Something as strange as this happened to Sucuri, a company that provides cyber-security services, among which a Web Application Firewall (WAF) service.

Recounting one past incident they investigated, Sucuri said that they were called in to assess an ongoing DDoS attack, which the company had a hard time mitigating.

Since their WAF was specifically designed to deal and mitigate DDoS attacks, the company's employees were quite curious to see what "huge" DDoS attack hit the client's servers that their product couldn't handle.

Huge traffic in the analytics dashboard, not a peep from the website's firewall

To their surprise, checking their firewall, they didn't find any DDoS warning, but they did see a huge amount of traffic.

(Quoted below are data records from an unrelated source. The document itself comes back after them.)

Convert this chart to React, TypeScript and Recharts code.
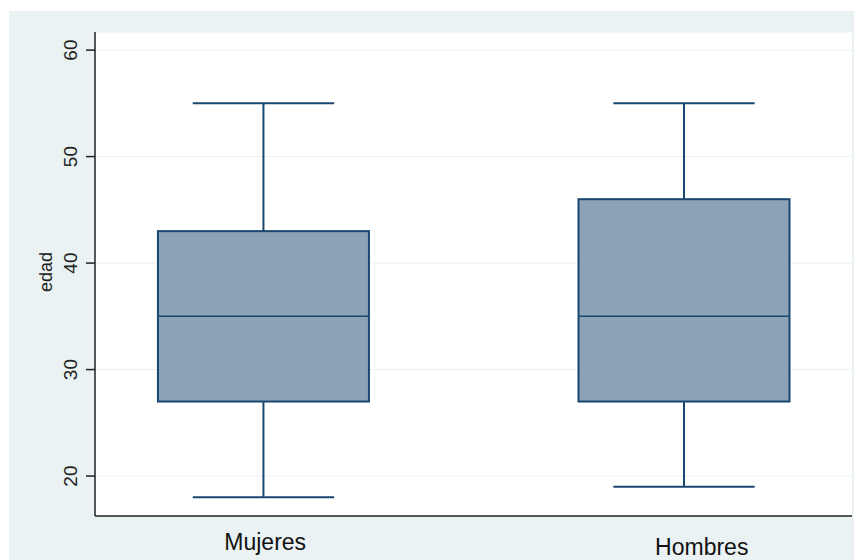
import React from "react";
import { ComposedChart, Bar, XAxis, YAxis, CartesianGrid, Label } from "recharts";

const categories = ["Mujeres", "Hombres"];
const positions = [1, 2];
const minValues = [18, 19];
const q1Values = [27, 27];
const medianValues = [35, 35];
const q3Values = [43, 46];
const maxValues = [55, 55];
const yTicks = [20, 30, 40, 50, 60];

const data = categories.map((name, i) => ({
  name,
  pos: positions[i],
  min: minValues[i],
  q1: q1Values[i],
  median: medianValues[i],
  q3: q3Values[i],
  max: maxValues[i],
}));

const NAVY = "#1a476f";
const BOX_FILL = "#8ca2b7";
const FONT = "'Liberation Sans', Arial, sans-serif";

// caja + bigotes dibujados dentro del rango [min, max] que da el Bar
function BoxShape(props: any) {
  const { x, y, width, height, payload } = props;
  const top = Math.min(y, y + height);
  const span = Math.abs(height);
  const k = span / (payload.max - payload.min);
  const py = (v: number) => top + (payload.max - v) * k;
  const cx = x + width / 2;
  const capW = width * 0.67;
  return (
    <g>
      <line x1={cx} x2={cx} y1={py(payload.max)} y2={py(payload.q3)} stroke={NAVY} strokeWidth={2} />
      <line x1={cx} x2={cx} y1={py(payload.q1)} y2={py(payload.min)} stroke={NAVY} strokeWidth={2} />
      <line x1={cx - capW / 2} x2={cx + capW / 2} y1={py(payload.max)} y2={py(payload.max)} stroke={NAVY} strokeWidth={2} />
      <line x1={cx - capW / 2} x2={cx + capW / 2} y1={py(payload.min)} y2={py(payload.min)} stroke={NAVY} strokeWidth={2} />
      <rect
        x={x}
        y={py(payload.q3)}
        width={width}
        height={py(payload.q1) - py(payload.q3)}
        fill={BOX_FILL}
        stroke={NAVY}
        strokeWidth={2}
      />
      <line x1={x} x2={x + width} y1={py(payload.median)} y2={py(payload.median)} stroke={NAVY} strokeWidth={1.5} />
    </g>
  );
}

// las etiquetas del eje x no están a la misma altura en el original
const labelShift = [
  { dx: 2, dy: 34 },
  { dx: 18, dy: 39 },
];

function XTick(props: any) {
  const { x, payload, index } = props;
  const i = positions.indexOf(payload.value);
  const s = labelShift[i] || labelShift[index] || { dx: 0, dy: 34 };
  return (
    <text x={x + s.dx} y={516 + s.dy} textAnchor="middle" fontSize={23} fontFamily={FONT} fill="#111">
      {categories[i]}
    </text>
  );
}

function YTick(props: any) {
  const { y, payload } = props;
  return (
    <text
      x={77}
      y={y}
      transform={`rotate(-90, 77, ${y})`}
      textAnchor="middle"
      fontSize={19}
      fontFamily={FONT}
      fill="#222"
    >
      {payload.value}
    </text>
  );
}

export default function App() {
  return (
    <div style={{ position: "absolute", left: 0, top: 0, width: 861, height: 560, background: "#fff" }}>
      <div style={{ position: "absolute", left: 9, top: 11, width: 845, height: 549, background: "#eaf2f3" }} />
      <div style={{ position: "absolute", left: 0, top: 0 }}>
        <ComposedChart
          width={861}
          height={560}
          data={data}
          margin={{ top: 32, right: 9, bottom: 4, left: 35 }}
        >
          <CartesianGrid vertical={false} stroke="#eaf0f2" fill="#fff" />
          <XAxis
            dataKey="pos"
            type="number"
            domain={[0.6, 2.4]}
            ticks={positions}
            height={40}
            tickLine={false}
            axisLine={{ stroke: "#222", strokeWidth: 1.5 }}
            tick={<XTick />}
            allowDataOverflow
          />
          <YAxis
            type="number"
            domain={[16.25, 61.7]}
            ticks={yTicks}
            width={60}
            tickSize={9}
            tickLine={{ stroke: "#222", strokeWidth: 1.5 }}
            axisLine={{ stroke: "#222", strokeWidth: 1.5 }}
            tick={<YTick />}
            allowDataOverflow
          >
            <Label
              content={(p: any) => {
                const vb = p.viewBox;
                const cy = vb.y + vb.height / 2 - 2;
                return (
                  <text
                    x={52}
                    y={cy}
                    transform={`rotate(-90, 52, ${cy})`}
                    textAnchor="middle"
                    fontSize={18}
                    fontFamily={FONT}
                    fill="#222"
                  >
                    edad
                  </text>
                );
              }}
            />
          </YAxis>
          <Bar
            dataKey={(d: any) => [d.min, d.max]}
            barSize={211}
            shape={<BoxShape />}
            isAnimationActive={false}
          />
        </ComposedChart>
      </div>
    </div>
  );
}
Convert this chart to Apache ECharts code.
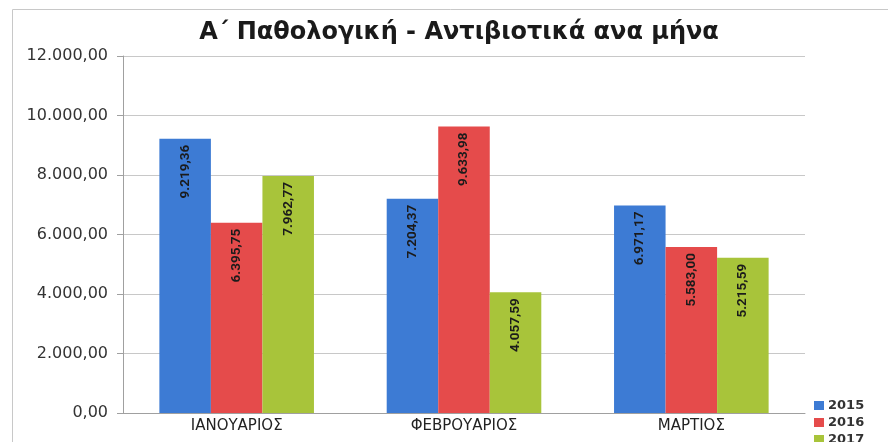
<!DOCTYPE html>
<html><head><meta charset="utf-8">
<script src="https://cdn.jsdelivr.net/npm/echarts@6/dist/echarts.min.js"></script>
<style>html,body{margin:0;padding:0;background:#fff}#c{width:888px;height:442px}</style>
</head><body><div id="c"></div>
<script>
const titleText = 'Α΄ Παθολογική - Αντιβιοτικά ανα μήνα';
const categories = ['ΙΑΝΟΥΑΡΙΟΣ', 'ΦΕΒΡΟΥΑΡΙΟΣ', 'ΜΑΡΤΙΟΣ'];
const seriesNames = ['2015', '2016', '2017'];
const v2015 = [9219.36, 7204.37, 6971.17];
const v2016 = [6395.75, 9633.98, 5583.00];
const v2017 = [7962.77, 4057.59, 5215.59];
const colors = ['#3d7bd4', '#e54b4b', '#a8c43a'];

function fmt(v) {
  const parts = v.toFixed(2).split('.');
  const intp = parts[0].replace(/\B(?=(\d{3})+(?!\d))/g, '.');
  return intp + ',' + parts[1];
}

const chart = echarts.init(document.getElementById('c'));
const label = {
  show: true, position: 'insideTop', rotate: 90, align: 'right', verticalAlign: 'middle',
  distance: 6, color: '#1b1b1b', fontFamily: 'Roboto', fontWeight: 'bold', fontSize: 13.5,
  formatter: p => fmt(p.value)
};
const vals = [v2015, v2016, v2017];
chart.setOption({
  animation: false,
  title: { text: titleText, left: 454, top: 16, textAlign: 'center',
    textStyle: { fontFamily: 'DejaVu Sans', fontWeight: 'bold', fontSize: 24, color: '#1a1a1a' } },
  legend: { orient: 'vertical', left: 814, top: 399, height: 60, itemWidth: 10, itemHeight: 9, itemGap: 4,
    icon: 'rect', data: seriesNames, padding: 0,
    textStyle: { fontFamily: 'DejaVu Sans', fontWeight: 'bold', fontSize: 13, lineHeight: 11, color: '#333', padding: [0,0,0,-1] } },
  grid: { left: 123, right: 83, top: 56, bottom: 29 },
  xAxis: { type: 'category', data: categories,
    axisLine: { lineStyle: { color: '#a0a0a0' } }, axisTick: { show: false },
    axisLabel: { fontFamily: 'DejaVu Sans', fontSize: 15, color: '#222', margin: 6 } },
  yAxis: { type: 'value', min: 0, max: 12000, interval: 2000,
    axisLine: { show: true, lineStyle: { color: '#a0a0a0' } },
    axisTick: { show: true, length: 6, lineStyle: { color: '#a0a0a0' } },
    splitLine: { lineStyle: { color: '#c8c8c8' } },
    axisLabel: { fontFamily: 'DejaVu Sans', fontSize: 16, color: '#333', margin: 15,
      formatter: v => fmt(v) } },
  graphic: [{ type: 'rect', shape: { x: 12.5, y: 9.5, width: 890, height: 440 }, silent: true,
    style: { fill: 'none', stroke: '#c8c8c8', lineWidth: 1 } }],
  series: seriesNames.map((n, i) => ({
    name: n, type: 'bar', data: vals[i], barGap: '0%', barCategoryGap: '32%',
    itemStyle: { color: colors[i] }, label: label
  }))
});
</script></body></html>
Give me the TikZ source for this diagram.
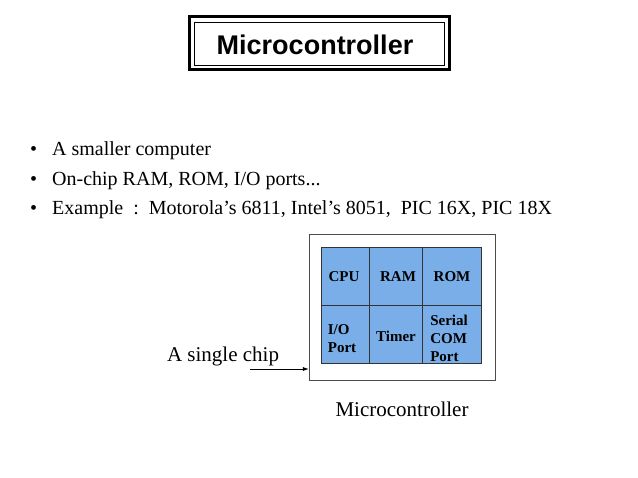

All traffic requests looked normal and weren't malformed HTTP or DNS requests that you usually see in DDoS assaults.

Trying to get to the bottom of the issue, Sucuri's team got permission to access their client's Google Analytics account and sip through some of the traffic.

What they found is that, somewhere in the company's past, traffic increased sharply from one day to another. Additionally, all traffic was coming from only a few networks, and while put together it looked like regular (but increased) activity, when analyzing the traffic for each network's IPs, it began to dawn on the researchers that they may be looking at Web traffic that was generated automatically.

So-called SEO experts were generating huge amounts of fake traffic

"The new traffic always had a session length of 3:40 - 4:00 minutes, viewed on average 4.2 pages per session and had a 50% bounce rate," Sucuri's Keir Desailly explains. "However the real giveaway was that 100% of these sessions were new, 100% were direct traffic and nearly all of them started in a URL other than the home page."

Piecing all this together, it appeared that someone was taking all the site's URLs and generating traffic for each one, sending it directly to their client's server.

Following clues left in each of these networks' names in the Google Analytics dashboard, to nobody's surprise, Sucuri's staff landed on the sites of some shady SEO "miracle workers."

At this point, Sucuri could not tell if the company, their client, requested the services of one of these SEO companies, or if they were paid by the company's competitors to mess with their traffic. What was truly surprising was that a Black Hat SEO firm could generate DDoS-level traffic on a regular basis.